Ed Williams retired in 2008 as editor of The Charlotte Observer’s editorial pages. He is the author of Liberating Dixie: An Editor’s Life, from Ole Miss to Obama.
Nov. 2 is birthday of James K. Polk, born in 1795 in a log cabin in what is now Pineville. The first of 10 children of Samuel and Jane Knox Polk, he would go on to become governor of Tennessee and the eleventh president of the United States.
Polk’s name popped up recently during the kerfuffle about who’d succeed Speaker of the House John Boehner. The eventual successor, Wisconsin Republican Paul Ryan, was said to fear the job would be a barrier to his ultimate goal of becoming president. Only one speaker has become president: James K. Polk.
Polk’s name will come up again when historians consider where Barack Obama ranks among the nation’s 44 presidents. Polk usually ranks in the top dozen.
James Knox Polk was born into modest surroundings but a rich heritage. His mother’s ancestors included a brother of Scottish religious reformer John Knox. The Scots-Irish Polk family had migrated from Ireland to Pennsylvania in the early 1700s, then in the 1750s had taken the Great Wagon Road to North Carolina.
Among James Polk’s relatives were some of the most prominent citizens of North Carolina, including great-uncle Thomas Polk, a Revolutionary War general and one of the founders of Mecklenburg County and Charlotte.
When James Polk was 10 his family followed other relatives to Tennessee. Samuel Polk prospered there, owning at his death thousands of acres of land and more than 50 slaves.
The family sent James back to the state of his birth in 1816 to attend the University of North Carolina, at that time a school with a five-person faculty and 80 students.
Here’s how William Leuchtenburg, now a professor emeritus of history at the school, described Polk: “An indefatigable self-starter, he was graduated with highest honors in both mathematics and classics; delivered a commencement oration in Latin; and finished first in his class.”
Other members of Polk’s 14-man class would go on to become governor of Florida, paymaster-general of the United States, president of Davidson College, chancellor of the University of the South and Episcopal bishop of Mississippi.
Why do presidential historians think so highly of Polk? Though he served only one term (1845-49), Polk delivered on all “four great measures” he advocated during his campaign. Harry Truman called him a great president because he “said what he intended to do and did it.” Polk’s agenda:
Tariffs. The Whigs, strong in the Northeast and border states, favored taxes on imported goods to protect this nation’s fledgling industries. Polk’s Democrats were strongest in the rural and agricultural South, which had little industry but imported many goods that tariffs made more costly. Polk cut tariffs and encouraged freer trade.
Independent treasury. Polk created the U.S. Treasury to retain and manage federal revenues, removing federal funds from private and state banks.

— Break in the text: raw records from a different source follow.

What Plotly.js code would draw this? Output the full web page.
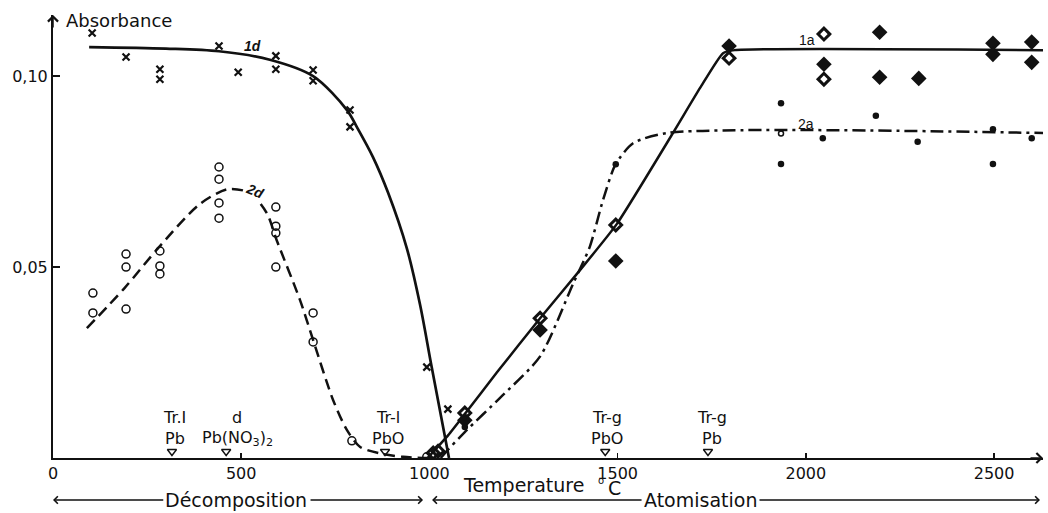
<!DOCTYPE html>
<html><head><meta charset="utf-8">
<script src="https://cdn.plot.ly/plotly-3.0.1.min.js"></script>
<style>html,body{margin:0;padding:0;background:#fff}#chart{width:1048px;height:513px}</style>
</head><body><div id="chart"></div>
<script>
// ---- axis ticks ----
const xTicks = [0, 500, 1000, 1500, 2000, 2500];
const xTickLabels = ['0', '500', '1000', '1500', '2000', '2500'];
const yTicks = [0.05, 0.10];
const yTickLabels = ['0,05', '0,10'];

// ---- 1d : crosses ----
const d1X = [104, 194, 284, 284, 441, 492, 592, 592, 691, 691, 789, 789, 993, 1049];
const d1Y = [0.1113, 0.1050, 0.1018, 0.0992, 0.1079, 0.1010, 0.1053, 0.1018, 0.1016, 0.0988, 0.0911, 0.0867, 0.0238, 0.0128];
// ---- 2d : open circles ----
const d2X = [106, 106, 194, 194, 194, 284, 284, 284, 441, 441, 441, 441, 592, 592, 592, 592, 691, 691, 794, 993];
const d2Y = [0.0432, 0.0380, 0.0534, 0.0500, 0.0390, 0.0542, 0.0503, 0.0482, 0.0762, 0.0730, 0.0668, 0.0628, 0.0657, 0.0607, 0.0589, 0.0500, 0.0380, 0.0304, 0.0045, 0.0003];
// ---- 1a : filled diamonds ----
const a1FX = [1094, 1294, 1495, 1796, 2048, 2196, 2196, 2300, 2497, 2497, 2600, 2600];
const a1FY = [0.0099, 0.0335, 0.0516, 0.1079, 0.1031, 0.1115, 0.0997, 0.0994, 0.1086, 0.1057, 0.1089, 0.1036];
// ---- 1a : open diamonds ----
const a1OX = [1010, 1023, 1094, 1294, 1495, 1796, 2048, 2048];
const a1OY = [0.0013, 0.0018, 0.0118, 0.0366, 0.0610, 0.1047, 0.1110, 0.0992];
// ---- 2a : filled dots ----
const a2X = [1094, 1495, 1934, 1934, 2045, 2186, 2297, 2497, 2497, 2600];
const a2Y = [0.0081, 0.0769, 0.0929, 0.0770, 0.0837, 0.0896, 0.0828, 0.0861, 0.0770, 0.0837];
const a2OX = [1934];
const a2OY = [0.0850];

// ---- fitted curves ----
const c1dX = [96, 300, 441, 576, 691, 781, 807, 850, 890, 940, 975, 1006, 1052];
const c1dY = [0.1076, 0.1072, 0.1065, 0.1043, 0.1000, 0.0911, 0.0867, 0.0788, 0.0695, 0.0549, 0.0402, 0.0238, 0.0];
const c2dX = [90, 190, 284, 390, 465, 523, 568, 594, 656, 691, 744, 781, 816, 869, 930, 996];
const c2dY = [0.034, 0.0445, 0.0555, 0.0665, 0.0704, 0.0694, 0.0641, 0.0571, 0.0414, 0.0309, 0.0152, 0.0073, 0.0029, 0.0012, 0.0003, 0.0];
const c1aX = [995, 1050, 1094, 1180, 1294, 1400, 1498, 1647, 1719, 1780, 1811, 2630];
const c1aY = [0.0, 0.0060, 0.0115, 0.0225, 0.0366, 0.0492, 0.0613, 0.0851, 0.0969, 0.1060, 0.1068, 0.1068];
const c2aX = [1030, 1046, 1094, 1187, 1294, 1381, 1426, 1461, 1495, 1541, 1631, 2630];
const c2aY = [0.0, 0.0018, 0.0068, 0.0157, 0.0266, 0.0455, 0.0553, 0.0675, 0.0770, 0.0824, 0.0851, 0.0851];

// ---- transitions ----
const transX = [316, 460, 882, 1467, 1740];
const transTop = ['Tr.I', 'd', 'Tr-l', 'Tr-g', 'Tr-g'];
const transBottom = ['Pb', 'Pb(NO<sub>3</sub>)<sub>2</sub>', 'PbO', 'PbO', 'Pb'];
const transShift = [3, 11, 3, 2, 4];

// ---- curve labels ----
const curveLabels = ['<i><b>1d</b></i>', '<i><b>2d</b></i>', '1a', '2a'];
const curveLabelX = [531, 537, 2003, 2000];
const curveLabelY = [0.1078, 0.0699, 0.1095, 0.0875];

const FONT = 'DejaVu Sans, Liberation Sans, Arial, sans-serif';
const FONT2 = 'Liberation Sans, Arial, sans-serif';
const K = '#111';

const traces = [
  {x: c1dX, y: c1dY, mode: 'lines', line: {color: K, width: 2.7, shape: 'spline', smoothing: 0.9}},
  {x: c2dX, y: c2dY, mode: 'lines', line: {color: K, width: 2.5, shape: 'spline', smoothing: 0.8, dash: '11px,6px'}},
  {x: c1aX, y: c1aY, mode: 'lines', line: {color: K, width: 2.5, shape: 'spline', smoothing: 0.5}},
  {x: c2aX, y: c2aY, mode: 'lines', line: {color: K, width: 2.5, shape: 'spline', smoothing: 0.7, dash: '13px,5px,3px,5px'}},
  {x: d1X, y: d1Y, mode: 'markers', marker: {symbol: 'x-thin', size: 7, line: {color: K, width: 2.2}}},
  {x: d2X, y: d2Y, mode: 'markers', marker: {symbol: 'circle-open', size: 8, color: K, line: {color: K, width: 1.5}}},
  {x: a1FX, y: a1FY, mode: 'markers', marker: {symbol: 'diamond', size: 12, color: K}},
  {x: a1OX, y: a1OY, mode: 'markers', marker: {symbol: 'diamond-open', size: 9, color: K, line: {color: K, width: 3}}},
  {x: a2X, y: a2Y, mode: 'markers', marker: {symbol: 'circle', size: 6.5, color: K}},
  {x: a2OX, y: a2OY, mode: 'markers', marker: {symbol: 'circle-open', size: 5, color: K, line: {color: K, width: 1.5}}},
  {x: transX, y: transX.map(() => 0.0017), mode: 'markers', marker: {symbol: 'triangle-down-open', size: 8, color: K, line: {color: K, width: 1.4}}}
];

const ann = [];
// axis arrowheads
ann.push({xref: 'x', yref: 'y', x: 2630, y: 0, ax: -14, ay: 0, text: '', showarrow: true, arrowhead: 4, arrowsize: 1.3, arrowwidth: 1.5, arrowcolor: K});
ann.push({xref: 'x', yref: 'y', x: 0, y: 0.116, ax: 0, ay: 14, text: '', showarrow: true, arrowhead: 4, arrowsize: 1.3, arrowwidth: 1.5, arrowcolor: K});
// Absorbance
ann.push({xref: 'paper', yref: 'paper', x: 0.011, y: 0.9887, xanchor: 'left', yanchor: 'middle', text: 'Absorbance', showarrow: false, font: {family: FONT, size: 18, color: K}});
// Temperature °C
const MID = {xref: 'x', yref: 'paper', xanchor: 'center', yanchor: 'middle', showarrow: false};
ann.push(Object.assign({}, MID, {x: 1251, y: -0.061, text: 'Temperature', font: {family: FONT, size: 19, color: K}}));
ann.push(Object.assign({}, MID, {x: 1455, y: -0.050, text: 'o', font: {family: FONT, size: 10, color: K}}));
ann.push(Object.assign({}, MID, {x: 1491, y: -0.068, text: 'C', font: {family: FONT, size: 19, color: K}}));
// Décomposition / Atomisation arrows
const ARW = {xref: 'x', yref: 'paper', text: '', showarrow: true, arrowhead: 4, arrowsize: 1.1, arrowwidth: 1.3, arrowcolor: K, ay: 0, standoff: 0, startstandoff: 0};
ann.push(Object.assign({}, ARW, {x: 0, y: -0.0948, ax: 112}));
ann.push(Object.assign({}, ARW, {x: 983, y: -0.0948, ax: -114}));
ann.push(Object.assign({}, ARW, {x: 1007, y: -0.0948, ax: 211}));
ann.push(Object.assign({}, ARW, {x: 2622, y: -0.0948, ax: -282}));
ann.push(Object.assign({}, MID, {x: 486, y: -0.0948, text: 'Décomposition', bgcolor: '#fff', font: {family: FONT, size: 19, color: K}}));
ann.push(Object.assign({}, MID, {x: 1719, y: -0.0948, text: 'Atomisation', bgcolor: '#fff', font: {family: FONT, size: 19, color: K}}));
// transitions
for (let i = 0; i < transX.length; i++) {
  ann.push({xref: 'x', yref: 'y', x: transX[i], y: 0.0105, xshift: transShift[i], text: transTop[i], showarrow: false, font: {family: FONT, size: 16, color: K}});
  ann.push({xref: 'x', yref: 'y', x: transX[i], y: 0.0050, xshift: transShift[i], text: transBottom[i], showarrow: false, font: {family: FONT, size: 16, color: K}});
}
// curve labels
for (let i = 0; i < curveLabels.length; i++) {
  ann.push({xref: 'x', yref: 'y', x: curveLabelX[i], y: curveLabelY[i], text: curveLabels[i], showarrow: false, textangle: i === 1 ? 22 : 0, bgcolor: i === 1 ? '#fff' : 'rgba(0,0,0,0)', borderpad: 0, font: {family: FONT2, size: 14, color: K}});
}

const layout = {
  width: 1048, height: 513,
  margin: {l: 53, r: 5, t: 15, b: 55},
  paper_bgcolor: '#fff', plot_bgcolor: '#fff',
  showlegend: false,
  xaxis: {range: [0, 2630], showgrid: false, zeroline: false, showline: true, linecolor: K, linewidth: 2,
          tickvals: xTicks, ticktext: xTickLabels, ticks: 'inside', ticklen: 5, tickwidth: 1.5, tickcolor: K,
          tickfont: {family: FONT, size: 16, color: K}},
  yaxis: {range: [0, 0.116], showgrid: false, zeroline: false, showline: true, linecolor: K, linewidth: 2,
          tickvals: yTicks, ticktext: yTickLabels, ticks: 'inside', ticklen: 7, tickwidth: 1.5, tickcolor: K,
          tickfont: {family: FONT, size: 16, color: K}},
  annotations: ann
};

Plotly.newPlot('chart', traces, layout, {displayModeBar: false, staticPlot: true});
</script>
</body></html>
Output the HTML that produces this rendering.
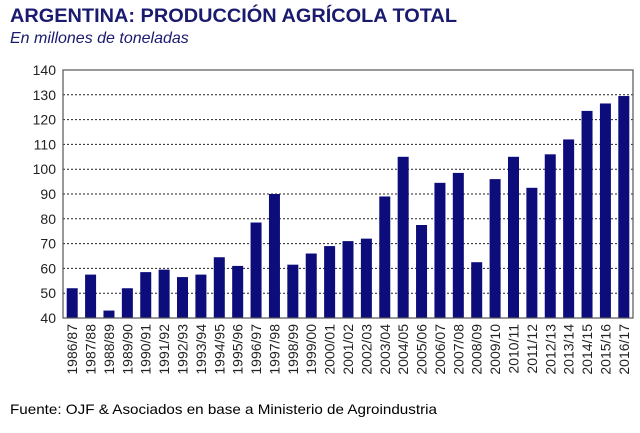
<!DOCTYPE html>
<html><head><meta charset="utf-8"><style>
body{margin:0;background:#fff;width:640px;height:428px;overflow:hidden;font-family:"Liberation Sans",sans-serif}
</style></head><body>
<svg width="640" height="428" xmlns="http://www.w3.org/2000/svg" font-family="Liberation Sans, sans-serif">
<text x="10" y="22" font-size="19" font-weight="bold" fill="#1a1a6e" textLength="447" lengthAdjust="spacingAndGlyphs">ARGENTINA: PRODUCCIÓN AGRÍCOLA TOTAL</text>
<text x="10" y="43" font-size="16" font-style="italic" fill="#1a1a6e">En millones de toneladas</text>
<g id="g"></g>
<text x="10" y="414" font-size="14" fill="#000" textLength="427" lengthAdjust="spacingAndGlyphs">Fuente: OJF &amp; Asociados en base a Ministerio de Agroindustria</text>
</svg>
<script>
var v=[52,57.5,43,52,58.5,59.5,56.5,57.5,64.5,61,78.5,90,61.5,66,69,71,72,89,105,77.5,94.5,98.5,62.5,96,105,92.5,106,112,123.5,126.5,129.5];
var L=63,R=633,T=70,B=318,s="";
function y(x){return B-(x-40)*(B-T)/100;}
for(var k=40;k<=140;k+=10){var yy=y(k);
 if(k>40&&k<140)s+='<line x1="'+L+'" x2="'+R+'" y1="'+yy+'" y2="'+yy+'" stroke="#222" stroke-dasharray="2,2" stroke-width="1"/>';
 s+='<text x="56" y="'+(yy+5)+'" font-size="14" text-anchor="end" fill="#222">'+k+'</text>';}
var w=(R-L)/31;
for(var i=0;i<31;i++){var c=L+w*(i+0.5),yy=y(v[i]);
 s+='<rect x="'+(c-5.5)+'" y="'+yy+'" width="11" height="'+(B-yy)+'" fill="#0c0c7a"/>';
 var a=1986+i,lab=a+'/'+String((a+1)%100).padStart(2,'0');
 s+='<text transform="translate('+(c+5)+',324) rotate(-90)" font-size="14" text-anchor="end" fill="#222">'+lab+'</text>';}
s+='<rect x="'+L+'" y="'+T+'" width="'+(R-L)+'" height="'+(B-T)+'" fill="none" stroke="#555" stroke-width="1.2"/>';
document.getElementById('g').innerHTML=s;
</script>
</body></html>
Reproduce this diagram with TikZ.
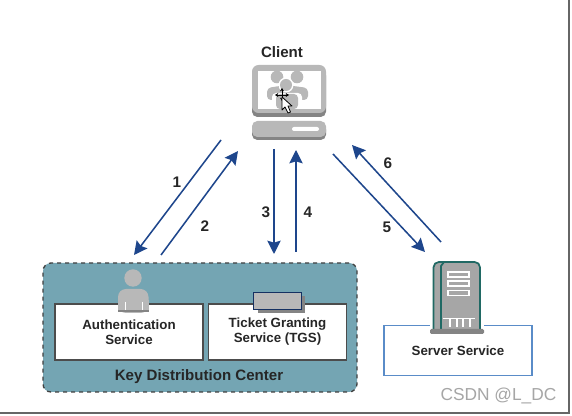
\documentclass[tikz,border=0pt]{standalone}
\usepackage{fontspec}
\setmainfont{Liberation Sans}
\definecolor{arrowblue}{RGB}{30,70,140}
\definecolor{kdcteal}{RGB}{116,165,179}
\definecolor{icongray}{RGB}{184,184,184}
\definecolor{icondark}{RGB}{132,132,132}
\definecolor{serverteal}{RGB}{32,105,100}
\definecolor{serverblue}{RGB}{90,140,200}
\usetikzlibrary{arrows.meta, positioning}

\begin{document}
\begin{tikzpicture}[
          x=0.75pt,
          y=-0.75pt,
          svcbox/.style={
              draw=black!70,
              fill=white,
              line width=0.8pt,
              minimum height=42pt,
              inner sep=0pt,
              font=\fontsize{10}{11.25}\selectfont\bfseries,
              text=black!85,
              align=center
            },
          kdcbox/.style={
              draw=black!75,
              fill=kdcteal,
              dashed,
              rounded corners=6pt,
              line width=1.0pt,
              minimum width=235.5pt,
              minimum height=96.75pt
            },
          iconpart/.style={fill=icongray, draw=none},
          title/.style={font=\fontsize{11.3}{13}\selectfont\bfseries, text=black!85, inner sep=0pt},
          numlabel/.style={font=\fontsize{11.5}{13}\selectfont\bfseries, text=black!85, inner sep=0pt},
          arr/.style={-{Stealth[length=10pt, width=10pt, inset=1.5pt]}, arrowblue, line width=1.15pt}
        ]
        \useasboundingbox (0,0) rectangle (572,416);
        \fill[white] (0,0) rectangle (572,416);

        % client
        \node[title] (clienttitle) at (282,52) {Client};
        \fill[icondark, rounded corners=4pt] (252,70) rectangle (326,117);
        \fill[icongray, rounded corners=5pt] (252,65) rectangle (326,113);
        \fill[white] (258,71) rectangle (321,109);
        \fill[iconpart] (277,77) circle (6.3);
        \fill[iconpart] (297,77) circle (6.3);
        \fill[iconpart, rounded corners=3pt] (267,100) -- (267,88) -- (286,85) -- (308,88) -- (308,100) -- cycle;
        \fill[white] (286,85) circle (7.5);
        \fill[white, rounded corners=3pt] (272,109) -- (272,93) -- (302,93) -- (302,109) -- cycle;
        \fill[iconpart] (286,85) circle (6);
        \fill[iconpart, rounded corners=3pt] (276,109) -- (276,94) -- (298,94) -- (298,109) -- cycle;
        \fill[icondark, rounded corners=4pt] (252,124) rectangle (326,140);
        \fill[icongray, rounded corners=4pt] (252,121) rectangle (326,137);
        \fill[white, rounded corners=1.5pt] (292,127) rectangle (319,131);

        % mouse pointer
        \draw[black, line width=0.6pt, {Stealth[length=2.5pt, width=3pt]}-{Stealth[length=2.5pt, width=3pt]}] (282,88) -- (282,101);
        \draw[black, line width=0.6pt, {Stealth[length=2.5pt, width=3pt]}-{Stealth[length=2.5pt, width=3pt]}] (275,95) -- (289,95);
        \draw[black, fill=white, line width=0.6pt, line join=round] (282,97) -- (282,110) -- (285,107) -- (288,113) -- (290.5,112) -- (288,106) -- (292,106) -- cycle;

        % key distribution center
        \node[kdcbox] (kdc) at (200,327.5) {};
        \node[svcbox, minimum width=111pt] (auth) at (129,332) {Authentication\\Service};
        \node[svcbox, minimum width=104pt] (tgs) at (277.5,332) {Ticket Granting\\Service (TGS)};
        \node[title] (kdctitle) at (199,377) {Key Distribution Center};
        \fill[iconpart] (133,278) circle (8.7);
        \fill[iconpart, rounded corners=6pt] (118,313) -- (118,289) -- (148.5,289) -- (148.5,313) -- cycle;
        \fill[icongray, sharp corners] (118,300) rectangle (148.5,310);
        \fill[icondark] (118,310) rectangle (148.5,312);
        \draw[white, line width=0.7pt] (125,302) -- (125,310) (142,302) -- (142,310);
        \fill[icondark] (258,296) rectangle (305,313);
        \fill[icongray, draw=arrowblue!70!black, line width=0.7pt] (253,292) rectangle (301,309);

        % server
        \node[draw=serverblue, fill=white, line width=0.8pt, minimum width=111pt, minimum height=38pt, inner sep=0pt,
          font=\fontsize{10}{12}\selectfont\bfseries, text=black!85] (server) at (458,350.5) {Server Service};
        \fill[white] (430,322) rectangle (484,326);
        \draw[serverteal, fill=icongray!90!black, line width=1.3pt, rounded corners=4pt] (433.5,330) -- (433.5,262) -- (480,262) -- (480,330);
        \draw[serverteal, line width=1.3pt] (441,330) -- (441,266) -- (444,262);
        \fill[icondark, rounded corners=1pt] (430,329) rectangle (484,334);
        \foreach \slot in {272,281,290.5}
          \draw[white, line width=0.8pt] (448,\slot) rectangle (469,\slot+5);
        \draw[white, line width=1.0pt] (443,318.5) -- (475,318.5);
        \foreach \vent in {450,457,463,470}
          \draw[white, line width=0.8pt] (\vent,318.5) -- (\vent,327);

        % connectors
        \coordinate (a1) at (221,140);
        \coordinate (b1) at (134,255);
        \coordinate (a2) at (161,255);
        \coordinate (b2) at (238,151);
        \coordinate (a3) at (274,149);
        \coordinate (b3) at (274,254);
        \coordinate (a4) at (296,252);
        \coordinate (b4) at (296,150);
        \coordinate (a5) at (333,154);
        \coordinate (b5) at (425,252);
        \coordinate (a6) at (441,242);
        \coordinate (b6) at (352,145);
        \draw[arr] (a1) -- (b1);
        \draw[arr] (a2) -- (b2);
        \draw[arr] (a3) -- (b3);
        \draw[arr] (a4) -- (b4);
        \draw[arr] (a5) -- (b5);
        \draw[arr] (a6) -- (b6);
        \node[numlabel] (n1) at (177,182) {1};
        \node[numlabel] (n2) at (205,226) {2};
        \node[numlabel] (n3) at (266,212) {3};
        \node[numlabel] (n4) at (308,212) {4};
        \node[numlabel] (n5) at (387,227) {5};
        \node[numlabel] (n6) at (388,163) {6};

        % watermark and frame of the screenshot
        \node[font=\fontsize{13}{15}\selectfont, text=black!35, inner sep=0pt] (mark) at (498.5,396) {CSDN @L\_DC};
        \draw[black!60, line width=1.5pt] (0,413) -- (569,413) -- (569,0);
      \end{tikzpicture}
\end{document}
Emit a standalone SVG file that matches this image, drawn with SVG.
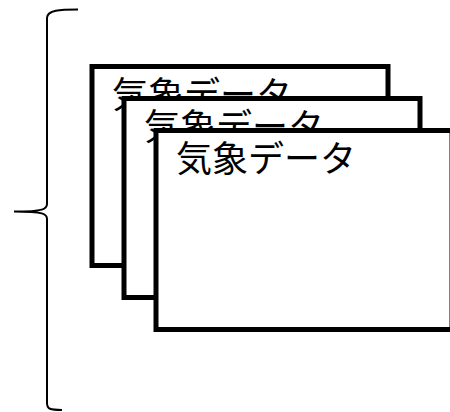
<svg xmlns="http://www.w3.org/2000/svg" width="450" height="412" viewBox="0 0 450 412">
<style>
.card{fill:#fff;stroke:#000;stroke-width:5;stroke-linejoin:miter}
.lbl{font-family:"Noto Sans CJK JP","Noto Sans",sans-serif;font-size:36px;fill:#000}
.brace{fill:none;stroke:#000;stroke-width:2}
</style>
<rect width="450" height="412" fill="#fff"/>
<g id="brace">
<path class="brace" d="M78,9.5 C60,9.5 47,10 47,18 L47,204 C47,209 44,211.5 14,211.5 C44,211.5 47,214 47,219 L47,403 C47,409 50,410 62,410"/>
</g>
<g id="card1">
<rect class="card" x="92" y="66.5" width="296" height="199"/>
<text class="lbl" x="112" y="108">気象データ</text>
</g>
<g id="card2">
<rect class="card" x="124" y="98.5" width="296" height="199"/>
<text class="lbl" x="144" y="140">気象データ</text>
</g>
<g id="card3">
<rect class="card" x="156" y="130.5" width="296" height="199"/>
<text class="lbl" x="176" y="172">気象データ</text>
</g>
<g id="connectors"/>
</svg>
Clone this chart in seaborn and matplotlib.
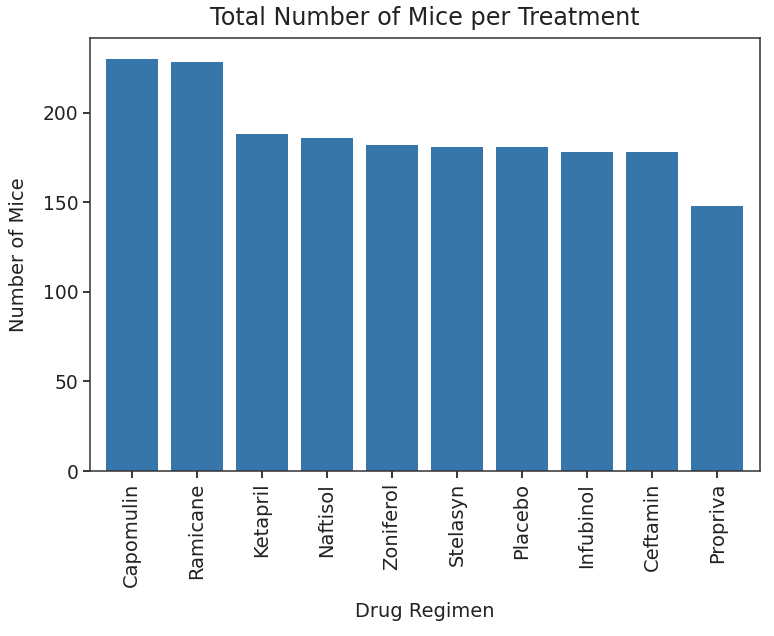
import matplotlib
matplotlib.use("Agg")
import matplotlib.pyplot as plt
import seaborn as sns
import pandas as pd

drugs = ["Capomulin", "Ramicane", "Ketapril", "Naftisol", "Zoniferol",
         "Stelasyn", "Placebo", "Infubinol", "Ceftamin", "Propriva"]
mice_counts = [230, 228, 188, 186, 182, 181, 181, 178, 178, 148]

df = pd.DataFrame({"Drug Regimen": drugs, "Number of Mice": mice_counts})

plt.rcParams['font.family'] = ['DejaVu Sans']
fig = plt.figure(figsize=(7.74, 6.36), dpi=100)
ax = fig.add_axes([0.1163, 0.2594, 0.8657, 0.6806])

sns.barplot(data=df, x="Drug Regimen", y="Number of Mice", color="#3776ab",
            saturation=1, width=0.8, ax=ax)

ax.set_xlim(-0.64, len(drugs) - 1 + 0.66)
ax.set_ylim(0, max(mice_counts) * 1.05)
ax.set_title("Total Number of Mice per Treatment", fontsize=17.2, pad=9.5,
             color="#222222")
ax.set_xlabel("Drug Regimen", fontsize=14, labelpad=10.5, color="#222222")
ax.set_ylabel("Number of Mice", fontsize=14, labelpad=10.5, color="#222222")
ax.tick_params(axis='both', labelsize=14, length=5, width=1.1,
               labelcolor="#222222")
ax.tick_params(axis='y', labelsize=13.5)
plt.setp(ax.get_xticklabels(), rotation=90)
for s in ax.spines.values():
    s.set_linewidth(1.1)
    s.set_color("#333333")

fig.savefig("out.png", dpi=100)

Oregon. Polk promised to acquire some or all of the Oregon country, where America and Great Britain disagreed about the boundary. His compromise secured territory that’s now Washington, Oregon and Idaho and parts of Montana and Wyoming.
California. Polk promised to acquire California and New Mexico from Mexico. When negotiations stalled, he sent troops to the disputed Rio Grande region. In 1846 war broke out. The 1848 peace agreement reduced Mexico’s size by half and increased our nation’s by a third, adding what are now California, Nevada, Utah, most of Arizona and parts of New Mexico, Colorado and Wyoming.
Polk championed Manifest Destiny, the belief that America was destined to span the continent. When his term ended he had expanded the nation by one million square miles, and America reached from the Atlantic to the Pacific.
While most Americans may not remember Polk, he is honored by a pop cultural tribute – the 1996 song “James K. Polk” by the band They Might Be Giants, available on YouTube.